SET TASK - Using the listing below, give again exactly the lines from the line with "Output the Python" to the line with "import seaborn as sns", inclusive, without the pictures.

MATERIALS PROVIDED -
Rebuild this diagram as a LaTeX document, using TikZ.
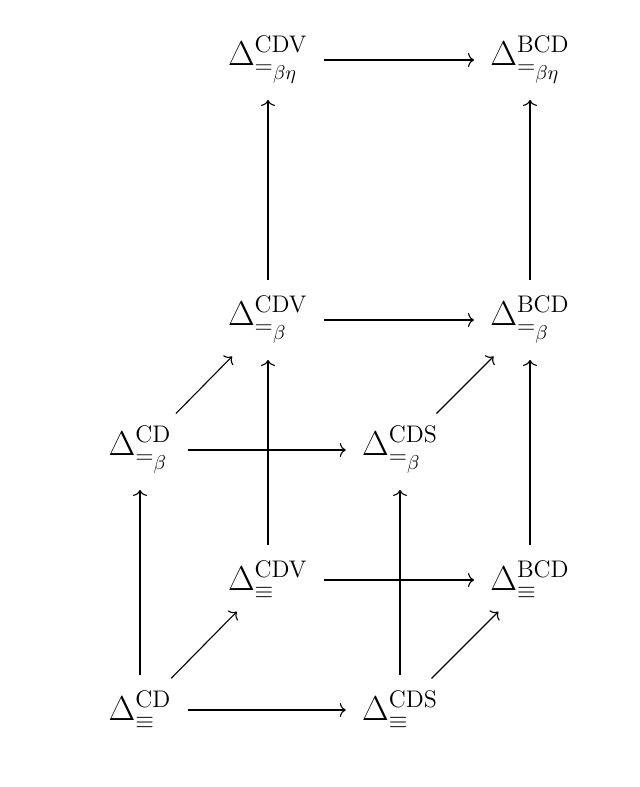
\documentclass[tikz,border=0pt]{standalone}
\usepackage{amsmath}
\usetikzlibrary{arrows.meta}
\begin{document}
\begin{tikzpicture}[x=0.5pt,y=-0.5pt,
  obj/.style={font=\LARGE, inner sep=2pt},
  ar/.style={-{To[length=3pt,width=7pt]}, line width=0.55pt, shorten >=6pt, shorten <=6pt}]
\useasboundingbox (0,0) rectangle (640,787);
\node[obj] (a) at (268,60) {$\Delta^{\mathrm{CDV}}_{=_{\beta\eta}}$};
\node[obj] (b) at (530,60) {$\Delta^{\mathrm{BCD}}_{=_{\beta\eta}}$};
\node[obj] (c) at (268,320) {$\Delta^{\mathrm{CDV}}_{=_{\beta}}$};
\node[obj] (d) at (530,320) {$\Delta^{\mathrm{BCD}}_{=_{\beta}}$};
\node[obj] (e) at (140,450) {$\Delta^{\mathrm{CD}}_{=_{\beta}}$};
\node[obj] (f) at (400,450) {$\Delta^{\mathrm{CDS}}_{=_{\beta}}$};
\node[obj] (g) at (268,580) {$\Delta^{\mathrm{CDV}}_{\equiv}$};
\node[obj] (h) at (530,580) {$\Delta^{\mathrm{BCD}}_{\equiv}$};
\node[obj] (i) at (140,710) {$\Delta^{\mathrm{CD}}_{\equiv}$};
\node[obj] (j) at (400,710) {$\Delta^{\mathrm{CDS}}_{\equiv}$};
\draw[ar] (a) -- (b);
\draw[ar] (c) -- (a);
\draw[ar] (d) -- (b);
\draw[ar] (c) -- (d);
\draw[ar] (e) -- (c);
\draw[ar] (f) -- (d);
\draw[ar] (e) -- (f);
\draw[ar] (g) -- (c);
\draw[ar] (h) -- (d);
\draw[ar] (g) -- (h);
\draw[ar] (i) -- (e);
\draw[ar] (j) -- (f);
\draw[ar] (i) -- (g);
\draw[ar] (j) -- (h);
\draw[ar] (i) -- (j);
\end{tikzpicture}
\end{document}
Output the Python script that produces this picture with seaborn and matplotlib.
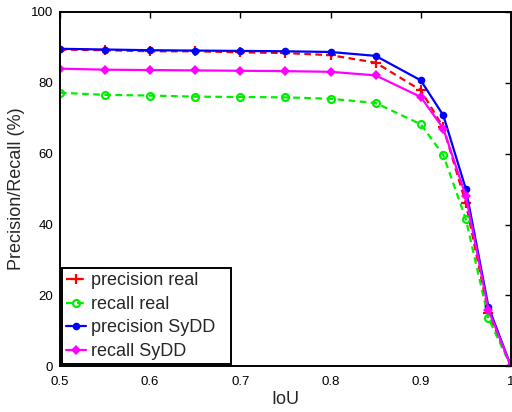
import numpy as np
import pandas as pd
import matplotlib
matplotlib.use("Agg")
import matplotlib.pyplot as plt
from matplotlib.patches import Rectangle
import seaborn as sns

iou = [0.5, 0.55, 0.6, 0.65, 0.7, 0.75, 0.8, 0.85, 0.9, 0.925, 0.95, 0.975, 1.0]
precision_real = [89.4, 89.2, 88.9, 88.9, 88.6, 88.4, 87.8, 85.7, 77.9, 67.4, 46.0, 15.0, 0.0]
recall_real = [77.2, 76.6, 76.4, 76.1, 76.0, 75.9, 75.5, 74.3, 68.3, 59.6, 41.5, 13.5, 0.0]
precision_sydd = [89.6, 89.4, 89.2, 89.1, 89.0, 88.9, 88.7, 87.6, 80.7, 70.8, 50.0, 16.8, 0.0]
recall_sydd = [84.0, 83.7, 83.6, 83.5, 83.4, 83.3, 83.1, 82.1, 76.0, 67.1, 48.0, 15.9, 0.0]

xticks = [0.5, 0.6, 0.7, 0.8, 0.9, 1.0]
xticklabels = ["0.5", "0.6", "0.7", "0.8", "0.9", "1"]
yticks = [0, 20, 40, 60, 80, 100]

sns.set_style("white")
plt.rcParams['font.family'] = ['Liberation Sans', 'DejaVu Sans']

fig = plt.figure(figsize=(5.12, 4.12), dpi=100)
ax = fig.add_axes([0.117, 0.111, 0.881, 0.860])

series = [
    ("precision real", precision_real, dict(color="#ff0000", linestyle=(0, (3, 2)), marker="+", markersize=7,
                                            markeredgewidth=1.6, markeredgecolor="#ff0000")),
    ("recall real", recall_real, dict(color="#00ee00", linestyle=(0, (3, 2)), marker="o", markersize=5,
                                      markerfacecolor="none", markeredgewidth=1.6, markeredgecolor="#00ee00")),
    ("precision SyDD", precision_sydd, dict(color="#0000ff", linestyle="-", marker="o", markersize=5.5,
                                            markeredgewidth=0)),
    ("recall SyDD", recall_sydd, dict(color="#ff00ff", linestyle="-", marker="D", markersize=5.5,
                                      markeredgewidth=0)),
]
for name, vals, kw in series:
    df = pd.DataFrame({"IoU": iou, "val": vals})
    sns.lineplot(data=df, x="IoU", y="val", ax=ax, label=name, linewidth=1.6, **kw)

ax.set_xlim(0.5, 1.0)
ax.set_ylim(0, 100)
ax.set_xticks(xticks)
ax.set_xticklabels(xticklabels)
ax.set_yticks(yticks)
ax.tick_params(direction="in", length=4, width=1, top=True, right=True, labelsize=9.5, colors="black")
ax.tick_params(axis="x", pad=7)
ax.tick_params(axis="y", pad=5)
for s in ax.spines.values():
    s.set_color("black")
    s.set_linewidth(1.4)
ax.set_xlabel("IoU", fontsize=13, labelpad=2)
ax.set_ylabel("Precision/Recall (%)", fontsize=13, labelpad=4)

leg = ax.legend(loc="lower left", fontsize=13, frameon=False, handlelength=1.1,
                handletextpad=0.25, borderpad=0.25, labelspacing=0.36, borderaxespad=0.1)
leg.set_zorder(10)

# MATLAB-style legend box with extra room on the right
fig.canvas.draw()
bb = leg.get_window_extent().transformed(fig.transFigure.inverted())
extra = 12 / 512
ax.add_artist(Rectangle((bb.x0, bb.y0), bb.width + extra, bb.height, transform=fig.transFigure,
                        facecolor="white", edgecolor="black", linewidth=1.4, zorder=9, clip_on=False))

fig.savefig("out.png", dpi=100)
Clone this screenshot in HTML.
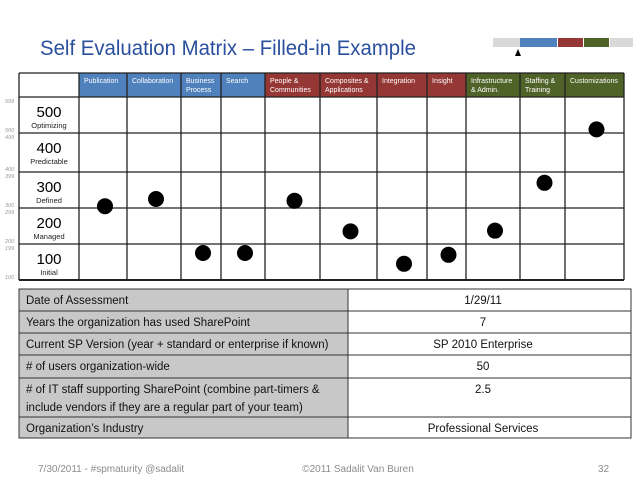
<!DOCTYPE html>
<html><head><meta charset="utf-8"><style>
body{margin:0;width:638px;height:493px;background:#fff;overflow:hidden;font-family:"Liberation Sans",sans-serif;}
</style></head><body>
<svg id="chart" width="638" height="493" xmlns="http://www.w3.org/2000/svg">
<text x="40" y="55" font-size="21" fill="#2a4f9e" textLength="376" lengthAdjust="spacingAndGlyphs">Self Evaluation Matrix – Filled-in Example</text>
<g>
<rect x="493" y="38" width="27" height="9" fill="#d9d9d9"/>
<rect x="520" y="38" width="37" height="9" fill="#4f81bd"/>
<rect x="558" y="38" width="25" height="9" fill="#953735"/>
<rect x="584" y="38" width="25" height="9" fill="#4f6228"/>
<rect x="610" y="38" width="23" height="9" fill="#d9d9d9"/>
<polygon points="515,56 521,56 518,49" fill="#000"/>
</g>
<g id="grid"></g>
<g id="dots"></g>
<g id="info"></g>
<text x="38" y="472" font-size="10" fill="#8c8c8c">7/30/2011 - #spmaturity @sadalit</text>
<text x="358" y="472" font-size="10" fill="#8c8c8c" text-anchor="middle">©2011 Sadalit Van Buren</text>
<text x="598" y="472" font-size="10" fill="#8c8c8c">32</text>
</svg>
<script>
const categories=["Publication","Collaboration","Business|Process","Search","People &|Communities","Composites &|Applications","Integration","Insight","Infrastructure|& Admin.","Staffing &|Training","Customizations"];
const groupColors=["#4f81bd","#4f81bd","#4f81bd","#4f81bd","#953735","#953735","#953735","#953735","#4f6228","#4f6228","#4f6228"];
const scores=[305,325,175,175,320,235,145,170,237,370,510];
const levels=[500,400,300,200,100];
const levelNames=["Optimizing","Predictable","Defined","Managed","Initial"];
const infoLabels=["Date of Assessment","Years the organization has used SharePoint","Current SP Version  (year + standard or enterprise if known)","# of users organization-wide","# of IT staff supporting SharePoint (combine part-timers &|include vendors if they are a regular part of your team)","Organization’s Industry"];
const infoValues=["1/29/11","7","SP 2010 Enterprise","50","2.5","Professional Services"];

const NS="http://www.w3.org/2000/svg";
function mk(tag,attrs,parent){const e=document.createElementNS(NS,tag);for(const k in attrs)e.setAttribute(k,attrs[k]);parent.appendChild(e);return e;}
const colEdges=[79,127,181,221,265,320,377,427,466,520,565,624];
const rowEdges=[97,133,172,208,244,280];
function yScale(v){const i=Math.min(4,Math.max(0,Math.floor((600-v)/100)));const top=rowEdges[i],bot=rowEdges[i+1];const hiV=600-i*100;return top+(hiV-v)/100*(bot-top);}
function xCenter(i){return (colEdges[i]+colEdges[i+1])/2+2;}
const grid=document.getElementById('grid');
categories.forEach((c,i)=>{
 const r=mk('rect',{x:colEdges[i],y:73,width:colEdges[i+1]-colEdges[i],height:24,fill:groupColors[i]},grid);
 
 
 const t=mk('text',{x:colEdges[i]+5,y:83,'font-size':'7',fill:'#fff'},grid);
 
 
 c.split('|').forEach((ln,j)=>{const ts=mk('tspan',{x:colEdges[i]+5,dy:j?9:0},t);ts.textContent=ln;});
});
levels.forEach((lv,i)=>{
 const t=mk('text',{x:49,y:rowEdges[i]+20,'font-size':'15','text-anchor':'middle',fill:'#000'},grid);t.textContent=lv;
 
 
 const n=mk('text',{x:49,y:rowEdges[i]+31,'font-size':'7.5','text-anchor':'middle',fill:'#222'},grid);n.textContent=levelNames[i];
 
 
 const a=mk('text',{x:5,y:rowEdges[i]+6,'font-size':'5.5',fill:'#999','font-style':'italic'},grid);a.textContent=lv+99;
 
 
 const b=mk('text',{x:5,y:rowEdges[i+1]-1,'font-size':'5.5',fill:'#999','font-style':'italic'},grid);b.textContent=lv;
 
 
});
mk('line',{x1:19,y1:73,x2:624,y2:73,stroke:'#222','stroke-width':1.3},grid);
rowEdges.forEach((y,i)=>{mk('line',{x1:19,y1:y,x2:624,y2:y,stroke:'#222','stroke-width':i==5?2:1.3},grid);});
mk('line',{x1:19,y1:73,x2:19,y2:280,stroke:'#222','stroke-width':1.3},grid);
colEdges.forEach(x=>{mk('line',{x1:x,y1:73,x2:x,y2:280,stroke:'#222','stroke-width':1.3},grid);});
const dots=document.getElementById('dots');
scores.forEach((s,i)=>{const c=mk('circle',{cx:xCenter(i),cy:yScale(s),r:8,fill:'#000'},dots);
 
 });
const info=document.getElementById('info');
const iRows=[289,311,333,355,378,417,438];
infoLabels.forEach((l,i)=>{
 mk('rect',{x:19,y:iRows[i],width:329,height:iRows[i+1]-iRows[i],fill:'#c8c8c8',stroke:'#333','stroke-width':1},info);
 mk('rect',{x:348,y:iRows[i],width:283,height:iRows[i+1]-iRows[i],fill:'#fff',stroke:'#333','stroke-width':1},info);
 const t=mk('text',{x:26,y:iRows[i]+15,'font-size':'11.5',fill:'#111'},info);
 
 
 l.split('|').forEach((ln,j)=>{const ts=mk('tspan',{x:26,dy:j?18:0},t);ts.textContent=ln;});
 const v=mk('text',{x:483,y:iRows[i]+15,'font-size':'11.5','text-anchor':'middle',fill:'#111'},info);v.textContent=infoValues[i];
 
 
});
</script>
</body></html>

RESPONSE TO THE TASK -
Output the Python script that produces this picture with seaborn and matplotlib.
import numpy as np
import pandas as pd
import matplotlib
matplotlib.use("Agg")
import matplotlib.pyplot as plt
from matplotlib.patches import Rectangle
import seaborn as sns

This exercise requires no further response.